Holding — Murphy, J.
- The United States District Court for the District of Minnesota held that Norwest Bank Rochester was entitled to purchase the farmland, thereby granting its motion for summary judgment and dismissing Benn’s counterclaim.
Rule
- A financial institution may exercise a right of first refusal to purchase agricultural land if it is the immediately preceding former owner, as defined by statute, regardless of its status as a corporation.
Reasoning
- The United States District Court reasoned that the Minnesota statute required Travelers to notify the immediately preceding former owner, which was Norwest, as it held the last recorded title before Travelers’ foreclosure.
- The court rejected Benn's argument that the term "immediately preceding former owner" should exclude financial institutions like Norwest, emphasizing that the statute's language was unambiguous and did not limit ownership to family farmers.
- Additionally, the court found that Norwest's acquisition of the property fell within an exception for corporate ownership of farmland when acquired through the enforcement of a mortgage.
- The court determined that Benn's counterclaim for specific performance and damages was without merit, as the contract was void due to Norwest's statutory right of first refusal.
- The court also denied Travelers' request for attorney’s fees and costs, stating that the interpleader action was a legitimate means to resolve the dispute without granting fees to either party.
Deep Dive: How the Court Reached Its Decision
Statutory Interpretation
The court began its reasoning by addressing the statutory language of Minnesota Statute § 500.24, specifically focusing on the requirement for Travelers to notify the "immediately preceding former owner" when a sale of agricultural land was proposed. It concluded that Norwest Bank was indeed the immediately preceding former owner as it held the last recorded title before Travelers' foreclosure. The court emphasized the unambiguous nature of the statute, stating that it did not limit the definition of "immediately preceding former owner" to individuals or family farmers, but rather encompassed any entity that had held the title. This interpretation was critical to determining whether Norwest had the right to exercise its statutory right of first refusal and purchase the farmland over Benn’s competing offer. The court asserted that Benn's suggestion to exclude financial institutions from this definition was not supported by the statutory language, which was clear in its application to any former owner with record title, regardless of their corporate status.
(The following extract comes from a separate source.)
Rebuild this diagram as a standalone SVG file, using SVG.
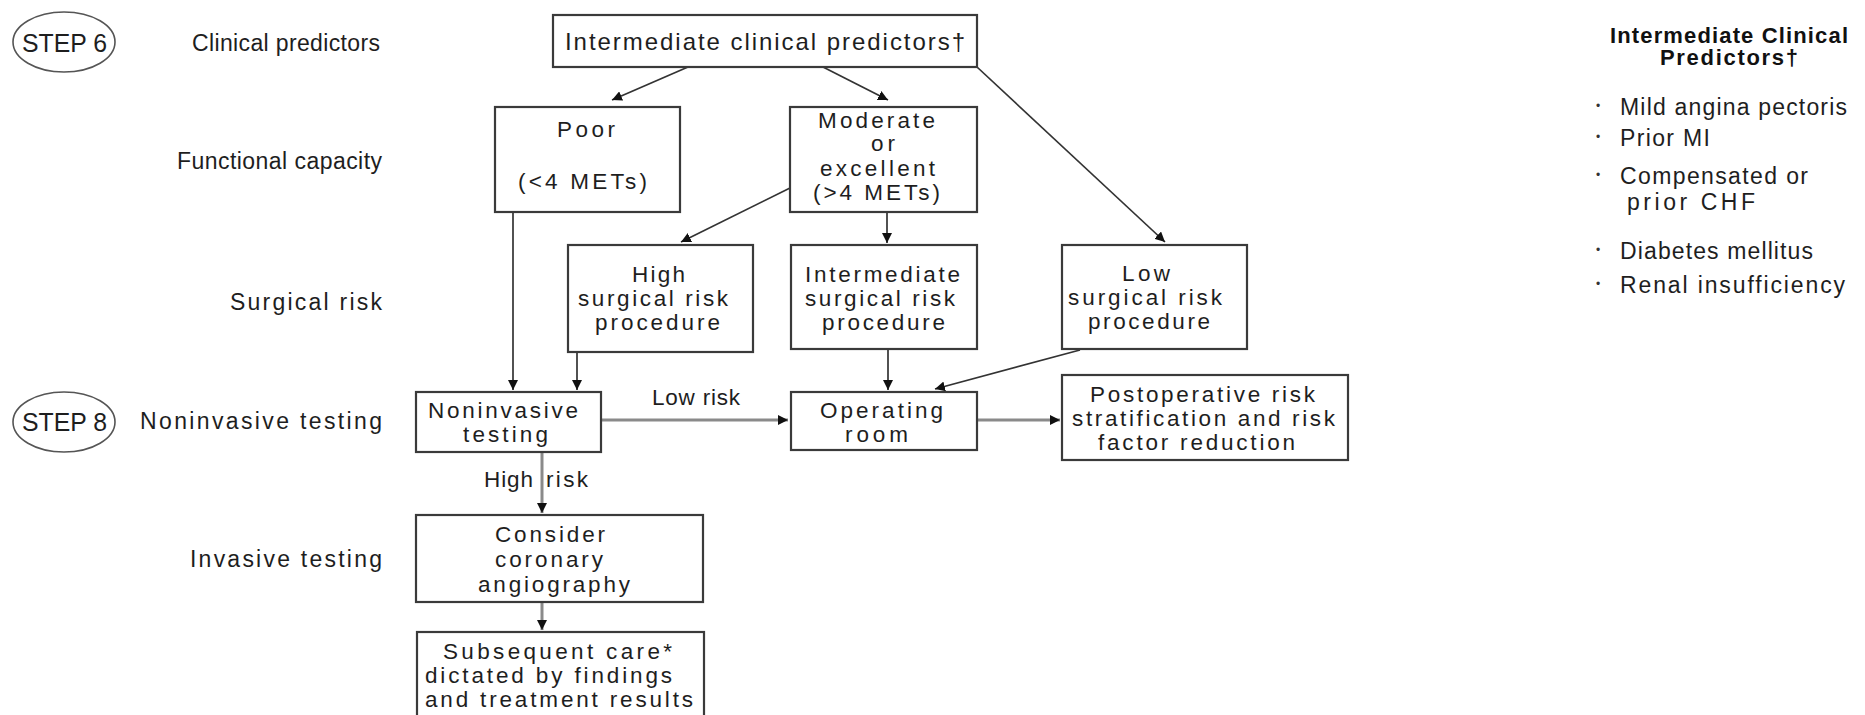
<svg xmlns="http://www.w3.org/2000/svg" width="1865" height="715" viewBox="0 0 1865 715">
<style>
  .bg { fill: #ffffff; }
  .box { fill: #ffffff; stroke: #3a3a3a; stroke-width: 2.2; }
  .oval { fill: none; stroke: #555555; stroke-width: 1.6; }
  .t { font-family: "Liberation Sans", Arial, sans-serif; font-size: 22.5px; fill: #1e1e1e; }
  .lbl { font-family: "Liberation Sans", Arial, sans-serif; font-size: 23px; fill: #1e1e1e; }
  .top { font-family: "Liberation Sans", Arial, sans-serif; font-size: 24px; fill: #1e1e1e; }
  .step { font-family: "Liberation Sans", Arial, sans-serif; font-size: 25px; fill: #1e1e1e; }
  .hd { font-family: "Liberation Sans", Arial, sans-serif; font-size: 22px; font-weight: bold; fill: #111111; }
  .li { font-family: "Liberation Sans", Arial, sans-serif; font-size: 23px; fill: #1e1e1e; }
  .dot { font-family: "Liberation Sans", Arial, sans-serif; font-size: 12px; fill: #333333; }
  .c { fill: none; stroke: #333333; stroke-width: 1.7; }
  .cg { fill: none; stroke: #8a8a8a; stroke-width: 3; }
</style>
<defs>
  <marker id="ah" markerUnits="userSpaceOnUse" markerWidth="12" markerHeight="10" refX="10" refY="5" orient="auto">
    <path d="M0,0 L10,5 L0,10 Z" fill="#111111"/>
  </marker>
</defs>
<rect class="bg" x="0" y="0" width="1865" height="715"/>

<g id="connectors">
  <line class="c" x1="688" y1="67" x2="612" y2="100" marker-end="url(#ah)"/>
  <line class="c" x1="823" y1="67" x2="888" y2="100" marker-end="url(#ah)"/>
  <line class="c" x1="977" y1="67" x2="1165" y2="242" marker-end="url(#ah)"/>
  <line class="c" x1="790" y1="188" x2="681" y2="242" marker-end="url(#ah)"/>
  <line class="c" x1="887" y1="212" x2="887" y2="243" marker-end="url(#ah)"/>
  <line class="c" x1="513" y1="212" x2="513" y2="390" marker-end="url(#ah)"/>
  <line class="c" x1="577" y1="352" x2="577" y2="390" marker-end="url(#ah)"/>
  <line class="c" x1="888" y1="349" x2="888" y2="390" marker-end="url(#ah)"/>
  <line class="c" x1="1080" y1="350" x2="935" y2="389" marker-end="url(#ah)"/>
  <line class="cg" x1="601" y1="420" x2="788" y2="420" marker-end="url(#ah)"/>
  <line class="cg" x1="977" y1="420" x2="1060" y2="420" marker-end="url(#ah)"/>
  <line class="cg" x1="542" y1="452" x2="542" y2="513" marker-end="url(#ah)"/>
  <line class="cg" x1="542" y1="602" x2="542" y2="630" marker-end="url(#ah)"/>
  <text class="t" x="652" y="405" textLength="88" lengthAdjust="spacing">Low risk</text>
  <text class="t" x="484" y="487" textLength="49" lengthAdjust="spacing">High</text>
  <text class="t" x="546" y="487" textLength="42" lengthAdjust="spacing">risk</text>
</g>

<g id="step6">
  <ellipse class="oval" cx="64" cy="42" rx="51" ry="30"/>
  <text class="step" x="22" y="52" textLength="85" lengthAdjust="spacingAndGlyphs">STEP 6</text>
</g>
<g id="step8">
  <ellipse class="oval" cx="64" cy="422" rx="51" ry="30"/>
  <text class="step" x="22" y="431" textLength="85" lengthAdjust="spacingAndGlyphs">STEP 8</text>
</g>

<g id="row-labels">
  <text class="lbl" x="192" y="51" textLength="188" lengthAdjust="spacing">Clinical predictors</text>
  <text class="lbl" x="177" y="169" textLength="205" lengthAdjust="spacing">Functional capacity</text>
  <text class="lbl" x="230" y="310" textLength="152" lengthAdjust="spacing">Surgical risk</text>
  <text class="lbl" x="140" y="429" textLength="242" lengthAdjust="spacing">Noninvasive testing</text>
  <text class="lbl" x="190" y="567" textLength="192" lengthAdjust="spacing">Invasive testing</text>
</g>

<g id="n-top">
  <rect class="box" x="553" y="15" width="424" height="52"/>
  <text class="top" x="565" y="50" textLength="400" lengthAdjust="spacing">Intermediate clinical predictors†</text>
</g>

<g id="n-poor">
  <rect class="box" x="495" y="107" width="185" height="105"/>
  <text class="t" x="557" y="137" textLength="58" lengthAdjust="spacing">Poor</text>
  <text class="t" x="518" y="189" textLength="129" lengthAdjust="spacing">(&lt;4 METs)</text>
</g>

<g id="n-moderate">
  <rect class="box" x="790" y="107" width="187" height="105"/>
  <text class="t" x="818" y="128" textLength="117" lengthAdjust="spacing">Moderate</text>
  <text class="t" x="871" y="151" textLength="24" lengthAdjust="spacing">or</text>
  <text class="t" x="820" y="176" textLength="115" lengthAdjust="spacing">excellent</text>
  <text class="t" x="813" y="200" textLength="127" lengthAdjust="spacing">(&gt;4 METs)</text>
</g>

<g id="n-high">
  <rect class="box" x="568" y="245" width="185" height="107"/>
  <text class="t" x="632" y="282" textLength="53" lengthAdjust="spacing">High</text>
  <text class="t" x="578" y="306" textLength="150" lengthAdjust="spacing">surgical risk</text>
  <text class="t" x="595" y="330" textLength="125" lengthAdjust="spacing">procedure</text>
</g>

<g id="n-intermediate">
  <rect class="box" x="791" y="245" width="186" height="104"/>
  <text class="t" x="805" y="282" textLength="155" lengthAdjust="spacing">Intermediate</text>
  <text class="t" x="805" y="306" textLength="150" lengthAdjust="spacing">surgical risk</text>
  <text class="t" x="822" y="330" textLength="123" lengthAdjust="spacing">procedure</text>
</g>

<g id="n-low">
  <rect class="box" x="1062" y="245" width="185" height="104"/>
  <text class="t" x="1122" y="281" textLength="48" lengthAdjust="spacing">Low</text>
  <text class="t" x="1068" y="305" textLength="154" lengthAdjust="spacing">surgical risk</text>
  <text class="t" x="1088" y="329" textLength="122" lengthAdjust="spacing">procedure</text>
</g>

<g id="n-noninvasive">
  <rect class="box" x="416" y="392" width="185" height="60"/>
  <text class="t" x="428" y="418" textLength="150" lengthAdjust="spacing">Noninvasive</text>
  <text class="t" x="463" y="442" textLength="85" lengthAdjust="spacing">testing</text>
</g>

<g id="n-operating">
  <rect class="box" x="791" y="392" width="186" height="58"/>
  <text class="t" x="820" y="418" textLength="123" lengthAdjust="spacing">Operating</text>
  <text class="t" x="845" y="442" textLength="63" lengthAdjust="spacing">room</text>
</g>

<g id="n-postop">
  <rect class="box" x="1062" y="375" width="286" height="85"/>
  <text class="t" x="1090" y="402" textLength="225" lengthAdjust="spacing">Postoperative risk</text>
  <text class="t" x="1072" y="426" textLength="263" lengthAdjust="spacing">stratification and risk</text>
  <text class="t" x="1098" y="450" textLength="197" lengthAdjust="spacing">factor reduction</text>
</g>

<g id="n-consider">
  <rect class="box" x="416" y="515" width="287" height="87"/>
  <text class="t" x="495" y="542" textLength="110" lengthAdjust="spacing">Consider</text>
  <text class="t" x="495" y="567" textLength="108" lengthAdjust="spacing">coronary</text>
  <text class="t" x="478" y="592" textLength="152" lengthAdjust="spacing">angiography</text>
</g>

<g id="n-subsequent">
  <rect class="box" x="417" y="632" width="287" height="95"/>
  <text class="t" x="443" y="659" textLength="229" lengthAdjust="spacing">Subsequent care*</text>
  <text class="t" x="425" y="683" textLength="247" lengthAdjust="spacing">dictated by findings</text>
  <text class="t" x="425" y="707" textLength="268" lengthAdjust="spacing">and treatment results</text>
</g>

<g id="legend">
  <text class="hd" x="1610" y="43" textLength="238" lengthAdjust="spacing">Intermediate Clinical</text>
  <text class="hd" x="1660" y="65" textLength="138" lengthAdjust="spacing">Predictors†</text>
  <text class="dot" x="1596" y="110">•</text>
  <text class="li" x="1620" y="115" textLength="227" lengthAdjust="spacing">Mild angina pectoris</text>
  <text class="dot" x="1596" y="141">•</text>
  <text class="li" x="1620" y="146" textLength="90" lengthAdjust="spacing">Prior MI</text>
  <text class="dot" x="1596" y="179">•</text>
  <text class="li" x="1620" y="184" textLength="188" lengthAdjust="spacing">Compensated or</text>
  <text class="li" x="1627" y="210" textLength="128" lengthAdjust="spacing">prior CHF</text>
  <text class="dot" x="1596" y="254">•</text>
  <text class="li" x="1620" y="259" textLength="193" lengthAdjust="spacing">Diabetes mellitus</text>
  <text class="dot" x="1596" y="288">•</text>
  <text class="li" x="1620" y="293" textLength="225" lengthAdjust="spacing">Renal insufficiency</text>
</g>
</svg>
Corporate Ownership Exception
Benn further argued that Norwest should not be allowed to purchase the land due to statutory restrictions against corporate ownership of farmland. However, the court pointed out that the statute contained an express exception for corporations that acquired farmland through the enforcement of a mortgage or debt collection. It noted that the circumstances surrounding Norwest’s acquisition of the property fit squarely within this exception, as Norwest obtained the land via a quitclaim deed during a debt restructuring with the Gerkens. By applying this exception, the court concluded that Norwest was not barred from purchasing the land and could exercise its right of first refusal as stipulated in the statute. This finding reinforced the court’s determination that Norwest was legally entitled to purchase the disputed farmland despite Benn's objections regarding corporate ownership.
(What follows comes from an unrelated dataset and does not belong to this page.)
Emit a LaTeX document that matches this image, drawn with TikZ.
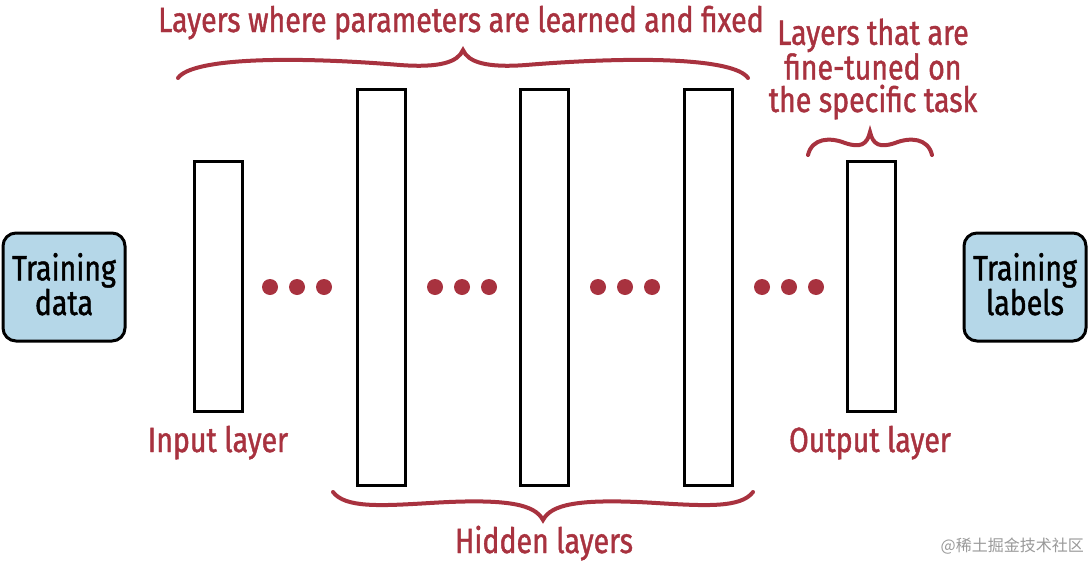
\documentclass[tikz,border=0pt]{standalone}
\usepackage{fontspec}
\setmainfont{Fira Sans}[FakeStretch=0.815,FakeBold=1.2]
\newfontfamily\cjk{Noto Sans CJK SC}
\definecolor{braceRed}{HTML}{A8323F}
\definecolor{boxBlue}{HTML}{B5D7E8}
\begin{document}
\begin{tikzpicture}[x=1pt,y=-1pt,
  layerbox/.style={draw=black,line width=3pt,fill=white},
  endbox/.style={draw=black,line width=3pt,fill=boxBlue,rounded corners=13pt},
  dotmark/.style={circle,fill=braceRed,inner sep=0pt,minimum size=16pt},
  bracecurve/.style={draw=braceRed,line width=4pt,line cap=round},
  redlabel/.style={text=braceRed,font=\fontsize{35}{32.5}\selectfont,inner sep=0pt,align=center},
  boxlabel/.style={text=black,font=\fontsize{35}{33}\selectfont,inner sep=0pt,align=center}]
\useasboundingbox (0,0) rectangle (1089,562);
% end boxes
\draw[endbox] (3,233) rectangle (125,341);
\node[boxlabel,anchor=base] (tdata) at (64,315) {Training\\data};
\draw[endbox] (964,233) rectangle (1086,341);
\node[boxlabel,anchor=base] (tlabels) at (1025,315) {Training\\labels};
% layers
\draw[layerbox] (194,161) rectangle (242,411);
\draw[layerbox] (357,89) rectangle (405,485);
\draw[layerbox] (520,89) rectangle (568,485);
\draw[layerbox] (684,89) rectangle (732,485);
\draw[layerbox] (847,161) rectangle (895,411);
% dots
\foreach \x/\n in {270/a1,297/a2,324/a3,435/b1,462/b2,489/b3,598/c1,625/c2,652/c3,762/d1,789/d2,816/d3}
  \node[dotmark] (dot\n) at (\x,287) {};
% top brace
\draw[bracecurve] (178,78) .. controls (192,58) and (290,56) .. (400,65)
  .. controls (440,68) and (458,62) .. (463,50)
  .. controls (468,62) and (486,68) .. (526,65)
  .. controls (636,56) and (734,58) .. (748,78);
% bottom brace
\draw[bracecurve] (333,492) .. controls (345,508) and (380,506) .. (430,503)
  .. controls (510,498) and (535,505) .. (543,520)
  .. controls (551,505) and (576,498) .. (656,503)
  .. controls (706,506) and (741,508) .. (753,492);
% small brace
\draw[bracecurve] (808,155) .. controls (812,138) and (830,137) .. (845,143)
  .. controls (860,148) and (867,145) .. (870,132)
  .. controls (873,145) and (880,148) .. (895,143)
  .. controls (910,137) and (928,138) .. (932,155);
% labels
\node[redlabel,anchor=base] (ttop) at (461,32) {Layers where parameters are learned and fixed};
\node[redlabel,anchor=base] (tright) at (873,112) {Layers that are\\fine-tuned on\\the specific task};
\node[redlabel,anchor=base] (tin) at (218,452) {Input layer};
\node[redlabel,anchor=base] (tout) at (870,452) {Output layer};
\node[redlabel,anchor=base] (thid) at (544,553) {Hidden layers};
\node[text=black!40,font=\cjk\fontsize{16}{16}\selectfont,inner sep=0pt,anchor=base east] (wm) at (1084,551) {@稀土掘金技术社区};
\end{tikzpicture}
\end{document}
Rejection of Benn's Counterclaim
The court also addressed Benn's counterclaim for specific performance of the purported sales agreement with Travelers, determining it lacked merit. It reasoned that the contract between Travelers and Benn was subject to the right of first refusal granted to Norwest under the applicable statute, which rendered the contract void. The court found that Benn had not provided any factual or legal basis to support his claim for monetary damages resulting from Travelers' actions. This conclusion was consistent with the notion that if a statutory right of first refusal is properly exercised, any competing sales agreement becomes unenforceable. Consequently, the court dismissed Benn's counterclaim for specific performance and his request for damages, affirming that Travelers had acted appropriately in regard to the statutory requirements.
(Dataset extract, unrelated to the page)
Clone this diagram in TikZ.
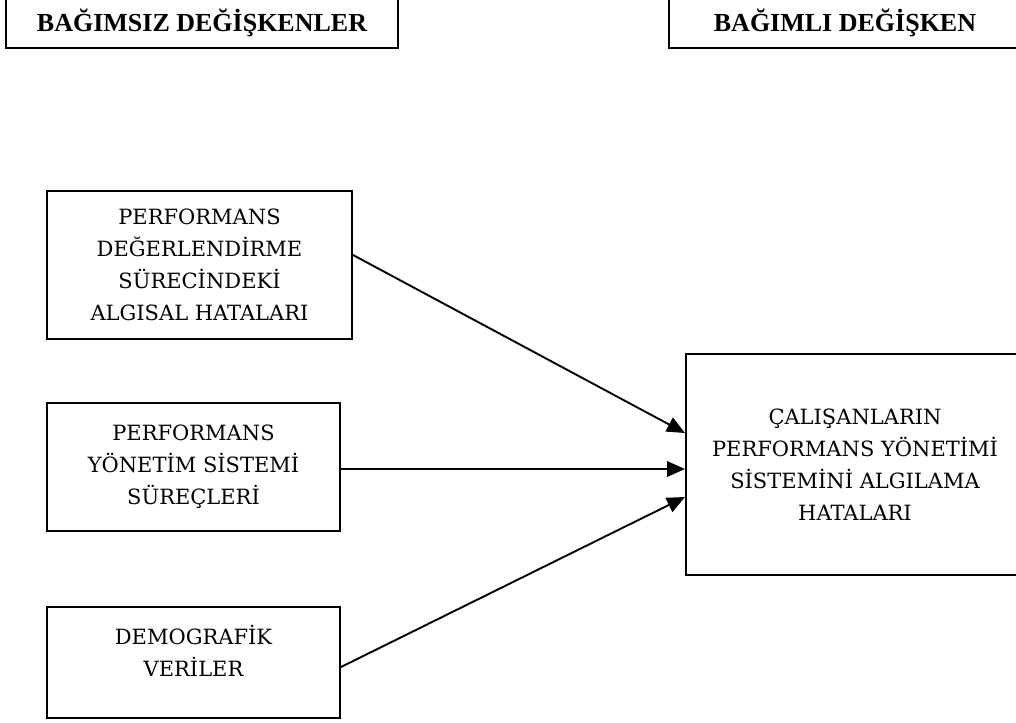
\documentclass[tikz,border=0pt]{standalone}
\usepackage{fontspec}
\setmainfont{DejaVu Serif}
\newfontfamily\headfont{Liberation Serif}
\usetikzlibrary{arrows.meta}

\tikzset{
  frame/.style={draw=black, line width=2pt},
  headbox/.style={frame, anchor=south, inner sep=0pt, text depth=16.5pt, text height=60pt,
    font=\headfont\bfseries\fontsize{26}{30}\selectfont},
  varbox/.style={frame, inner sep=0pt, align=center,
    font=\fontsize{21}{32}\selectfont},
  vartext/.style={inner sep=0pt, align=center, font=\fontsize{21}{32}\selectfont},
  link/.style={line width=1.9pt, -{Triangle[length=18pt, width=15.5pt]}}
}

\begin{document}
\begin{tikzpicture}[x=1pt, y=-1pt]
  \useasboundingbox (0,0) rectangle (1016,722);

  % column headers
  \node (hleft)  [headbox, minimum width=392pt] at (202,49) {BAĞIMSIZ DEĞİŞKENLER};
  \node (hright) [headbox, minimum width=352pt] at (845,49) {BAĞIMLI DEĞİŞKEN};

  % independent variables
  \node (b1) [varbox, minimum width=305pt, minimum height=148pt] at (199.5,265)
    {PERFORMANS\\DEĞERLENDİRME\\SÜRECİNDEKİ\\ALGISAL HATALARI};
  \node (b2) [varbox, minimum width=293pt, minimum height=128pt] at (193.5,467)
    {PERFORMANS\\YÖNETİM SİSTEMİ\\SÜREÇLERİ};
  \node (b3) [frame, inner sep=0pt, minimum width=293pt, minimum height=111pt] at (193.5,662.5) {};
  \node (b3t) [vartext] at (193.5,651) {DEMOGRAFİK\\VERİLER};

  % dependent variable
  \node (dep) [varbox, minimum width=338pt, minimum height=221pt] at (855,464.5)
    {ÇALIŞANLARIN\\PERFORMANS YÖNETİMİ\\SİSTEMİNİ ALGILAMA\\HATALARI};

  % relations
  \draw[link] ([yshift=10pt]b1.east) -- ([yshift=31.5pt]dep.west);
  \draw[link] ([yshift=-2pt]b2.east) -- ([yshift=-4.5pt]dep.west);
  \draw[link] ([yshift=-4.5pt]b3.east) -- ([yshift=-32.5pt]dep.west);
\end{tikzpicture}
\end{document}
Travelers' Interpleader Action
Travelers initiated the interpleader action to resolve the competing claims without facing potential lawsuits from either Norwest or Benn. The court recognized that interpleader was a suitable procedural mechanism to address the conflicting interests surrounding the sale of the farmland. It noted that Travelers sought to be dismissed from the action contingent upon the defendants posting money in escrow, which would protect Travelers from further liability. The court ultimately granted Travelers' request to be dismissed, concluding that it had fulfilled its role as a stakeholder in the dispute. This decision illustrated the efficiency of the interpleader process in resolving disputes involving multiple claimants to the same property, thereby preventing broader exposure for the stakeholder.
Denial of Attorney’s Fees
Finally, the court addressed Travelers' request for attorney's fees and costs associated with the interpleader action. It stated that neither the interpleader statute nor the relevant federal rules provided for the awarding of attorney's fees to a stakeholder filing an interpleader complaint. The court highlighted that Travelers had not demonstrated that the legal positions taken by either defendant were unreasonable or lacked a basis in fact. Furthermore, it emphasized that both parties had legitimate claims, and the interpleader action was a proper method to resolve the dispute. As a result, the court denied Travelers' request for attorney's fees and costs, reinforcing the notion that in the interest of fairness, each party should bear its own expenses related to the litigation.